Kamnara is a village in Burdwan I CD block in Bardhaman Sadar North subdivision of Purba Bardhaman district in the state of West Bengal, India.

Geography

CD block HQ
The headquarters of Burdwan I CD block are located at Kamnara.

Urbanisation
73.58% of the population of Bardhaman Sadar North subdivision live in the rural areas. Only 26.42% of the population live in the urban areas, and that is the highest proportion of urban population amongst the four subdivisions in Purba Bardhaman district. The map alongside presents some of the notable locations in the subdivision. All places marked in the map are linked in the larger full screen map.

Demographics
As per the 2011 Census of India Kamnara had a total population of 2,196, of which 1,158 (53%) were males and 1,038 (47%) were females.
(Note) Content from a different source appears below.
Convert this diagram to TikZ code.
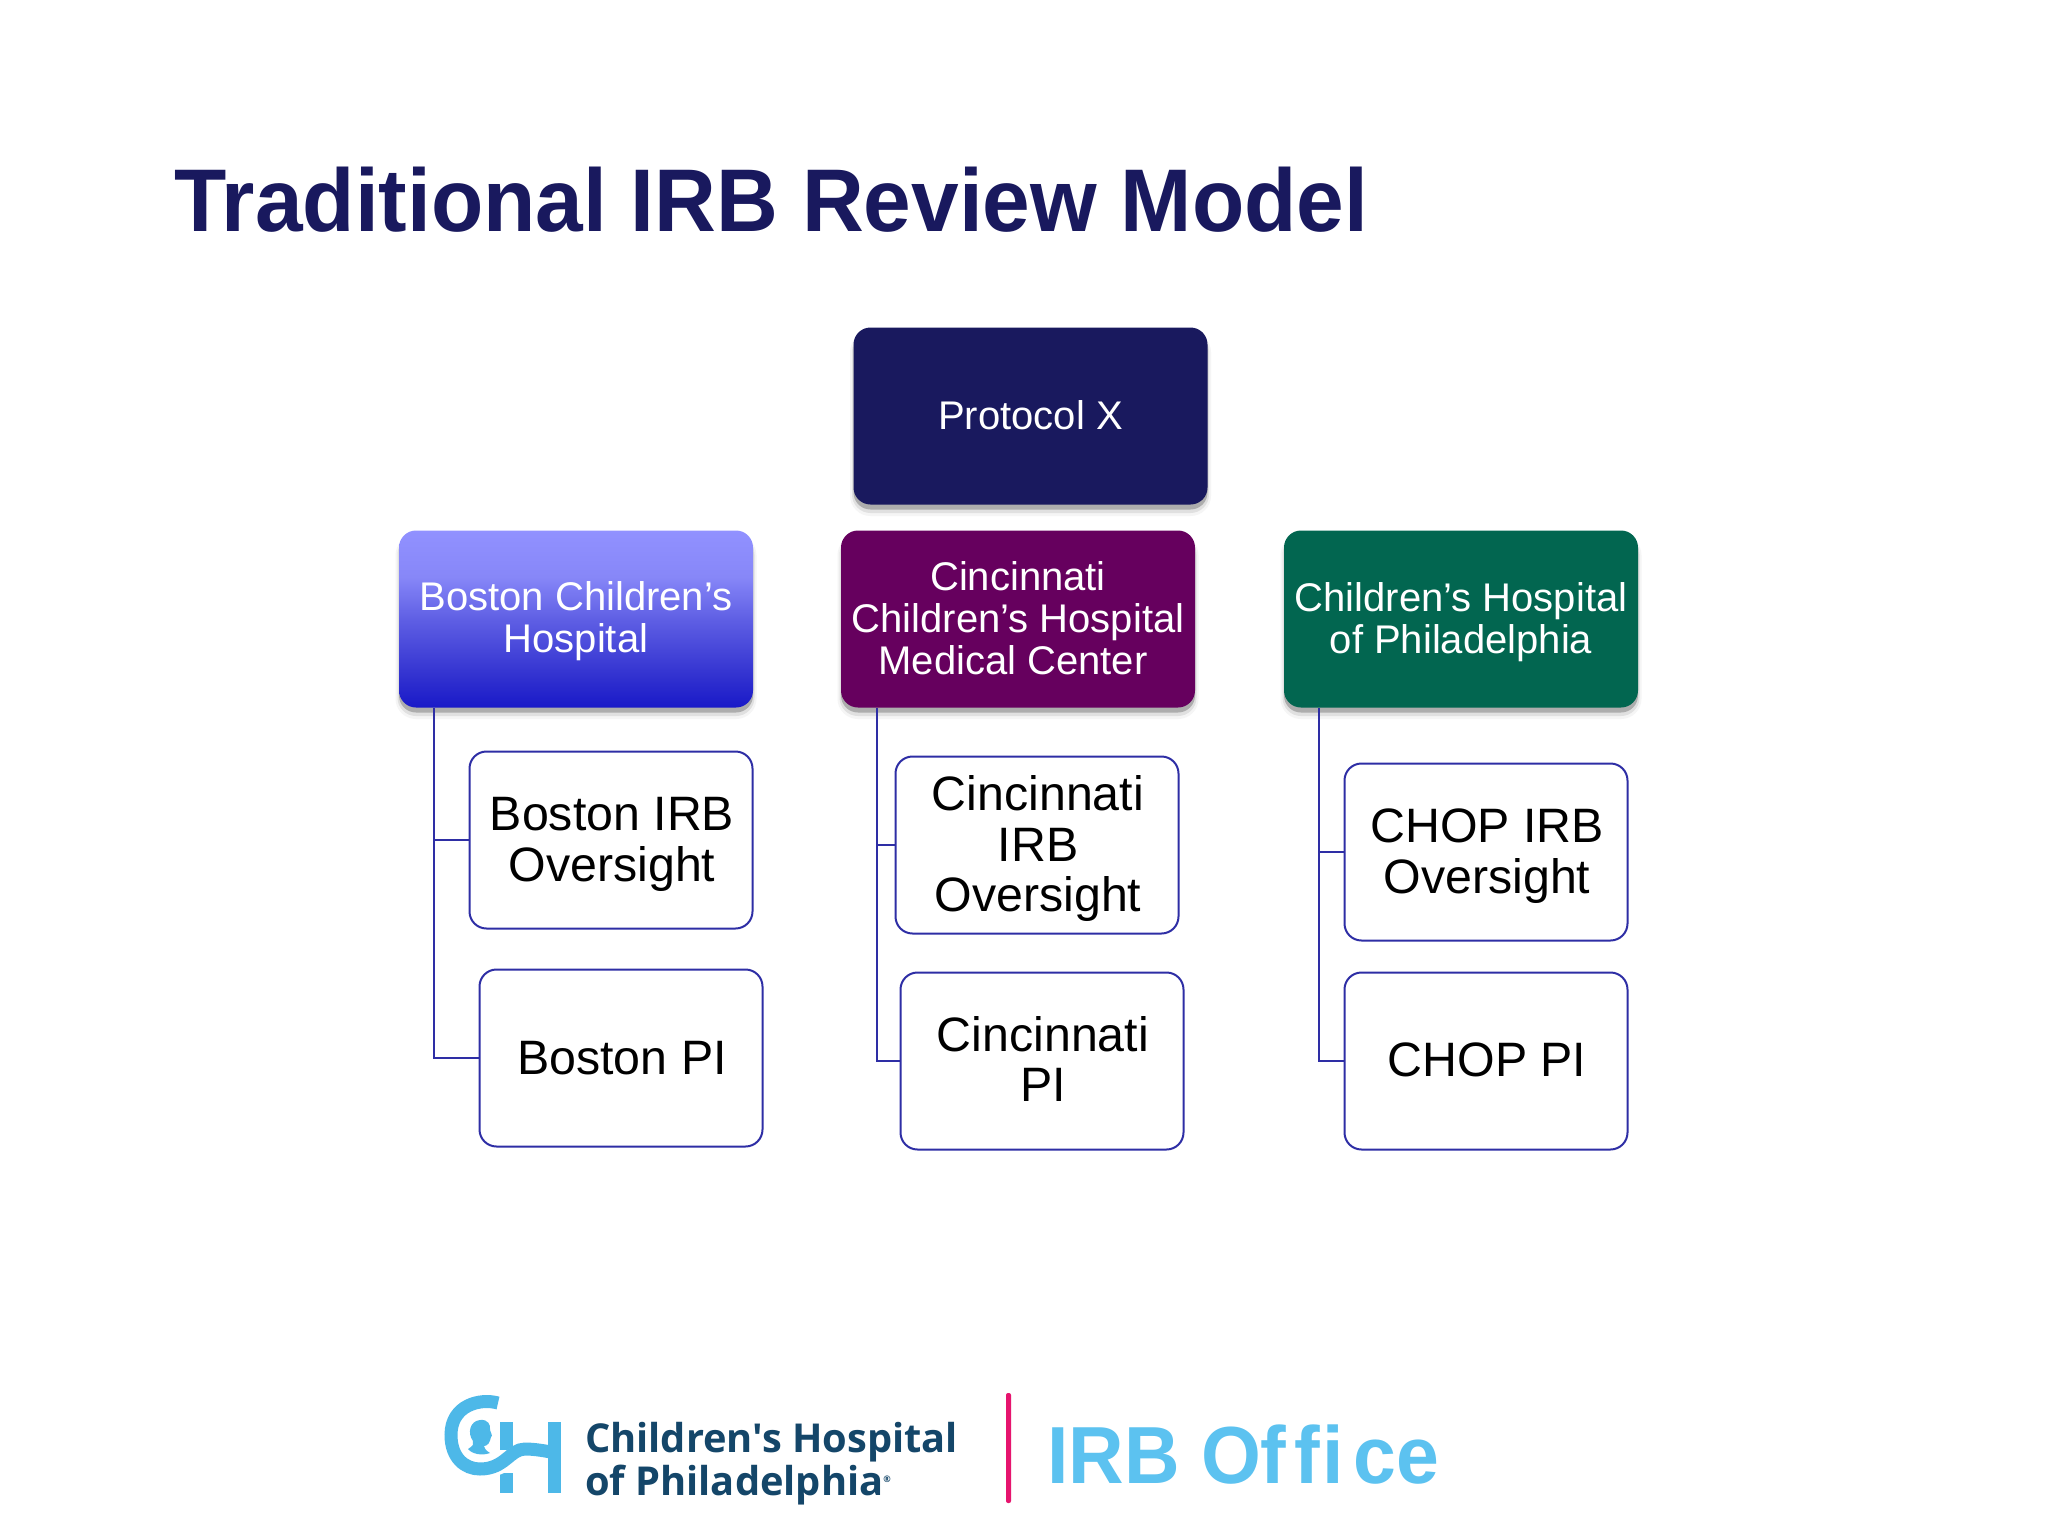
\documentclass[tikz,border=0pt]{standalone}
\usepackage{fontspec}
\setmainfont{Liberation Sans}
\newfontfamily\logofont{Open Sans}
\definecolor{navy}{RGB}{25,25,94}
\definecolor{plum}{RGB}{102,0,94}
\definecolor{pine}{RGB}{2,102,80}
\definecolor{edgeblue}{RGB}{46,46,165}
\definecolor{logoblue}{RGB}{77,184,232}
\definecolor{officeblue}{RGB}{92,194,240}
\definecolor{logotext}{RGB}{20,70,105}
\definecolor{logopink}{RGB}{230,20,110}
\definecolor{gradA}{RGB}{25,25,200}
\definecolor{gradB}{RGB}{50,50,208}
\definecolor{gradC}{RGB}{95,95,228}
\definecolor{gradD}{RGB}{135,135,248}
\definecolor{gradE}{RGB}{145,145,255}
\pgfdeclareverticalshading{bostonshade}{100bp}{
  color(0bp)=(gradA);
  color(25bp)=(gradA);
  color(34bp)=(gradB);
  color(50bp)=(gradC);
  color(62bp)=(gradD);
  color(75bp)=(gradE);
  color(100bp)=(gradE)}
% shifts a text block vertically without moving its box
\newcommand{\nudgetext}[2]{\raisebox{#1}[\height][\depth]{\begin{tabular}{@{}c@{}}#2\end{tabular}}}
\newcommand{\nudgechild}[2]{\hspace*{2pt}\raisebox{#1}[\height][\depth]{\begin{tabular}{@{}c@{}}#2\end{tabular}}}
\tikzset{
  x=1pt,y=-1pt,
  softshadow/.style={
    preaction={draw=black!4,fill=black!4,line width=7pt,transform canvas={yshift=-8pt}},
    preaction={draw=black!12,fill=black!12,line width=3pt,transform canvas={yshift=-7pt}},
    preaction={fill=black!32,transform canvas={yshift=-5pt}}},
  parentbox/.style={rectangle,rounded corners=17pt,draw=none,text=white,align=center,
    minimum width=354pt,minimum height=177pt,inner sep=0pt,softshadow,
    font=\fontsize{40}{42}\selectfont},
  childbox/.style={rectangle,rounded corners=17pt,draw=edgeblue,fill=white,line width=2pt,
    text=black,align=center,minimum width=283pt,minimum height=177pt,inner sep=0pt,
    font=\fontsize{48.3}{50.5}\selectfont},
  linkline/.style={draw=edgeblue,line width=2pt},
}
\begin{document}
\begin{tikzpicture}
\useasboundingbox (0,0) rectangle (2048,1536);
\fill[white] (0,0) rectangle (2048,1536);
\node[anchor=base west,text=navy,inner sep=0pt,font=\fontsize{89}{89}\selectfont\bfseries] (title) at (174,231) {\scalebox{.962}[1]{Traditional IRB Review Model}};

\node[parentbox,fill=navy] (protocol) at (1030.5,416) {\nudgetext{-5.5pt}{Protocol X}};
\node[parentbox,shading=bostonshade] (boston) at (576,619) {\nudgetext{-4.3pt}{Boston Children’s\\Hospital}};
\node[parentbox,fill=plum] (cinci) at (1018,619) {\nudgetext{-5pt}{Cincinnati\\Children’s Hospital\\Medical Center\hspace*{10pt}}};
\node[parentbox,fill=pine] (chop) at (1461,619) {\nudgetext{-5pt}{Children’s Hospital\\of Philadelphia}};

\node[childbox] (bostonirb) at (611,840) {\nudgechild{-6pt}{Boston IRB\\Oversight}};
\node[childbox] (bostonpi) at (621,1058) {\hspace*{2pt}Boston PI};
\node[childbox] (cinciirb) at (1037,845) {\nudgechild{-6pt}{Cincinnati\\IRB\\Oversight}};
\node[childbox] (cincipi) at (1042,1061) {\nudgechild{-5.5pt}{Cincinnati\\PI}};
\node[childbox] (chopirb) at (1486,852) {\nudgechild{-6pt}{CHOP IRB\\Oversight}};
\node[childbox] (choppi) at (1486,1061) {\hspace*{2pt}\raisebox{1pt}[\height][\depth]{CHOP PI}};

\coordinate (bt) at (434,708);
\coordinate (ct) at (877,708);
\coordinate (ht) at (1319,708);
\draw[linkline] (bt) |- (bostonirb.west);
\draw[linkline] (bt) |- (bostonpi.west);
\draw[linkline] (ct) |- (cinciirb.west);
\draw[linkline] (ct) |- (cincipi.west);
\draw[linkline] (ht) |- (chopirb.west);
\draw[linkline] (ht) |- (choppi.west);

% logo mark
\fill[logoblue] (548,1422) rectangle (561,1493);
\fill[logoblue] (499.5,1422) rectangle (512.5,1450);
\fill[logoblue] (499.5,1473) rectangle (512.5,1493);
\draw[white,line width=17pt] (492,1468) .. controls (505,1466) and (510,1456) .. (522,1452);
\draw[logoblue,line width=13pt] (498,1403) .. controls (480,1398) and (451,1405) .. (451,1435)
  .. controls (451,1458) and (465,1469) .. (480,1469)
  .. controls (505,1469) and (510,1449) .. (525,1449)
  .. controls (535,1449) and (545,1451) .. (551,1452);
\fill[logoblue] (480,1420) .. controls (488,1419) and (491,1425) .. (490,1430)
  .. controls (491,1433) and (493,1436) .. (491,1437) .. controls (490,1442) and (488,1446) .. (484,1446)
  .. controls (485,1450) and (488,1452) .. (490,1453) .. controls (482,1456) and (472,1454) .. (468,1449)
  .. controls (473,1446) and (474,1444) .. (473,1441) .. controls (467,1433) and (470,1421) .. (480,1420) -- cycle;

\node[anchor=base west,inner sep=0pt,text=logotext,font=\logofont\fontsize{39.8}{40}\selectfont\bfseries] (logoa) at (585,1452) {Children's Hospital};
\node[anchor=base west,inner sep=0pt,text=logotext,font=\logofont\fontsize{39.8}{40}\selectfont\bfseries] (logob) at (585,1495) {of Philadelphia\raisebox{13pt}{\fontsize{9}{9}\selectfont ®}};
\fill[logopink,rounded corners=2pt] (1006,1393) rectangle (1011,1503);
\node[anchor=base west,inner sep=0pt,text=officeblue,font=\fontsize{81}{81}\selectfont\bfseries] (office) at (1047,1483) {\scalebox{.95}[1]{IRB Of\kern8pt f\kern3pt i\kern10pt ce}};
\end{tikzpicture}
\end{document}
Population below 6 years was 226. The total number of literates in Kamnara was 1,522 (77.26% of the population over 6 years).

Transport
The State Highway 7, running from Rajgram (in Murshidabad district) to Midnapore (in Paschim Medinipur district) passes through Kamnara.

Kamnara railway station is situated at Kamnara on the Bardhaman–Katwa line, with EMU trains. Barddhaman Junction railway station is 6 km away.

Education
Burdwan APC Roy Private Industrial Training Institute was established near Kamnara Pirtala BDO Office in 2012.